Personal information
- Full name: Ralph Augustus Benson
- Born: 15 October 1828 Hanley, Worcestershire, England
- Died: 11 March 1886 (aged 57) Marylebone, Middlesex, England
- Batting: Unknown

Domestic team information
- 1855: Marylebone Cricket Club

Career statistics
| Competition | First-class |
| Matches | 1 |
| Runs scored | 2 |
| Batting average | 2.00 |
| 100s/50s | –/– |
| Top score | 2 |
| Catches/stumpings | –/– |
- Source: Cricinfo, 29 August 2021

= Ralph Benson =

English cricketer and barrister

Ralph Augustus Benson (15 October 1828 — 11 March 1886) was an English first-class cricketer and barrister.

The only son of Moses George Benson, he was born in October 1828 at Hanley, Worcestershire. He was educated at Winchester College, before going up to Christ Church, Oxford.

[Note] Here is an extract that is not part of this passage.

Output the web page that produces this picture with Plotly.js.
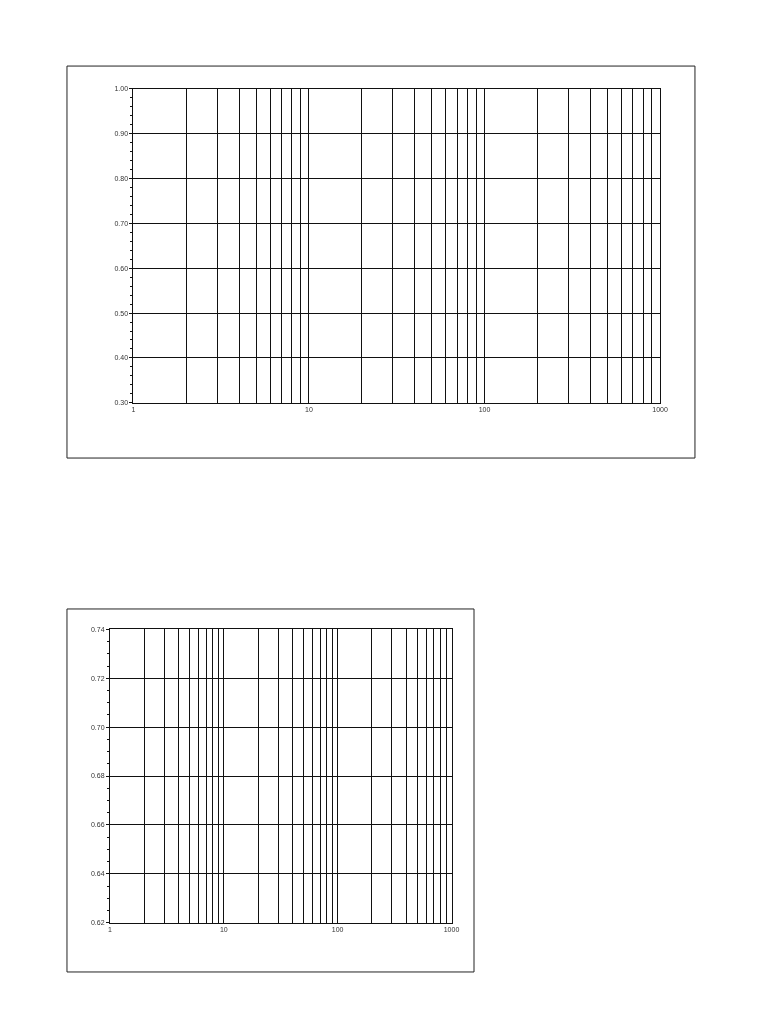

A member of the Inner Temple, he was called to the bar in January 1854. Benson played first-class cricket for the Marylebone Cricket Club (MCC) in 1855, against Oxford University at Oxford. Batting once in the match, he was run out for 2 runs in the MCC first innings. In addition to playing first-class cricket, Benson also played minor matches for Shropshire. He held the roles of recorder of Shrewsbury from 1866 to 1879 and was a Metropolitan Police magistrate at Southwark Crown Court from 1867 to 1879. He was additionally a justice of the peace for Shropshire and the Liberty of the Tower. Benson was a member of the Carlton Club.

He died at his Montagu Square residence following a prolonged illness in March 1886. He was married to Selina Henrietta Cockerell, daughter of the cricketer Louis Cockerell. His granddaughter was the novelist and travel writer Stella Benson.